Maybe this example is too verbose (i.e. maybe BetaError::ShapeAInvalid would be enough), but it gets the point across.

This will return very specific errors, and users that don't care about it can still .unwrap() or use pattern matching to handle whichever errors. This will not impact the distributions' traits (because new is not a part of any trait) and should allow for dynamic dispatch.

If new methods of creating a distribution are added later, the related error type could be extended or a separate error type, specific to the method of construction, could be added.

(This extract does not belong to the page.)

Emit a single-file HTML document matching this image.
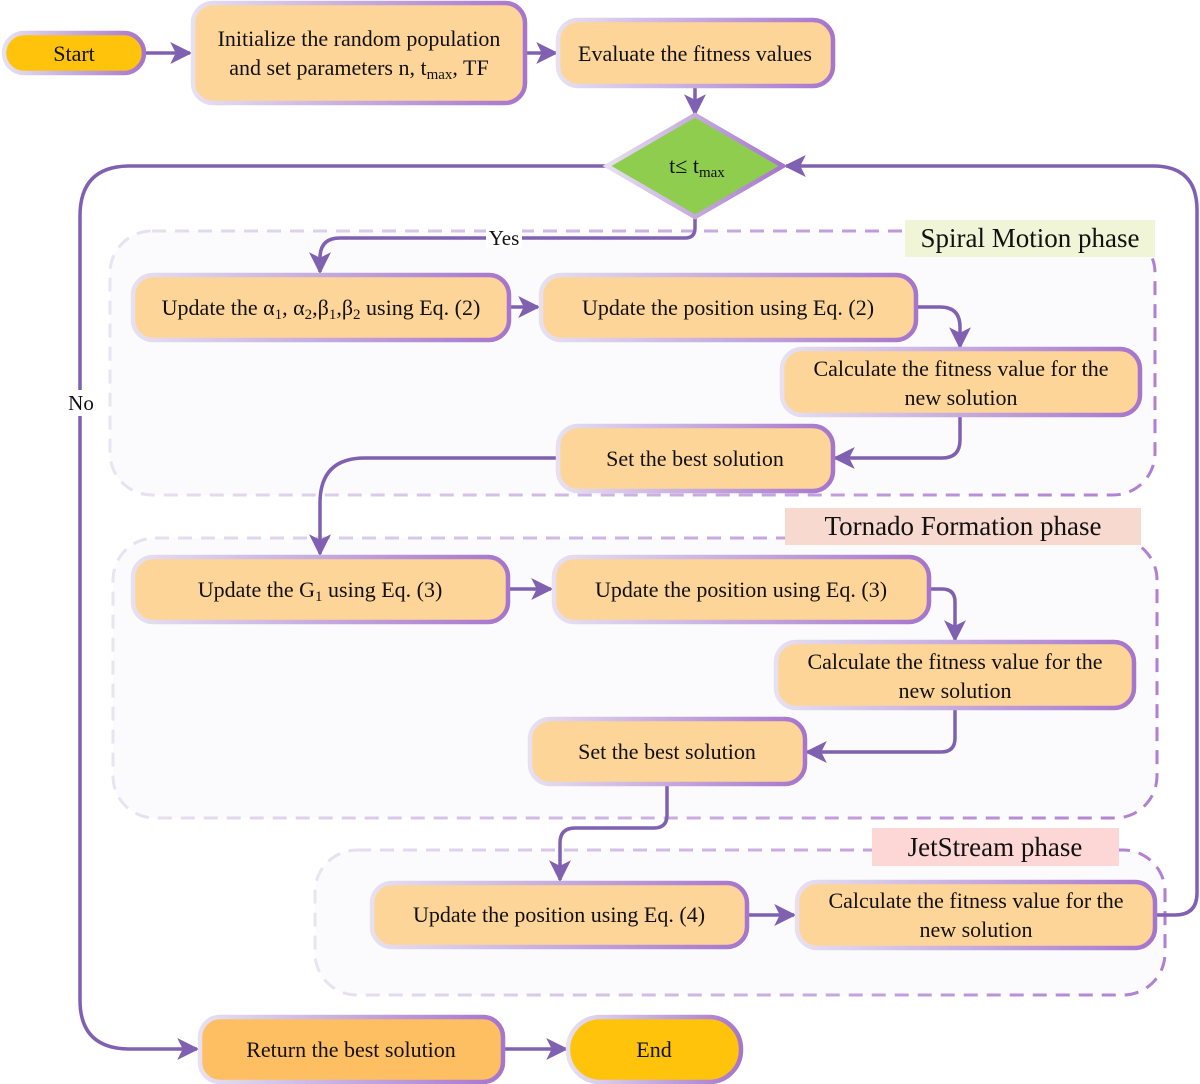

It will need a fair bit of boiler plate, especially now that it needs to be implemented all at once, but is otherwise very simple to implement. A crate like thiserror could cut down on boilerplate, but is honestly not needed. The creation errors are simple and thiserror is/has a proc-macro which means it has a negative impact on compilation times.

I might be missing something here, but this is the obvious KISS solution IMHO

YeungOnion commented 3 months ago

Ah, it's true that the generic part can only come up once the type is correctly initialized.

I'm good with only specifying which parameter is invalid, so we can just have one variant per parameter, the one message denoting that one of its (potentially multiple) constraints was violated.

impl std::fmt::Display for BetaError {
    fn fmt(&self, f: &mut std::fmt::Formatter<'_>) -> std::fmt::Result {
        match self {
            BetaError::ShapeAInvalid => write!(f, "Shape A must be positive finite"),
            BetaError::ShapeBInvalid => write!(f, "Shape B must be positive finite"),
        }
    }
}

It will be a little boilerplatey, but it need not be flexible, sounds like a text editor problem.

FreezyLemon commented 3 months ago

Alright, I'll prepare another draft pr to compare against the rest if you don't mind

YeungOnion commented 3 months ago

Thanks for this, I'll keep an eye out.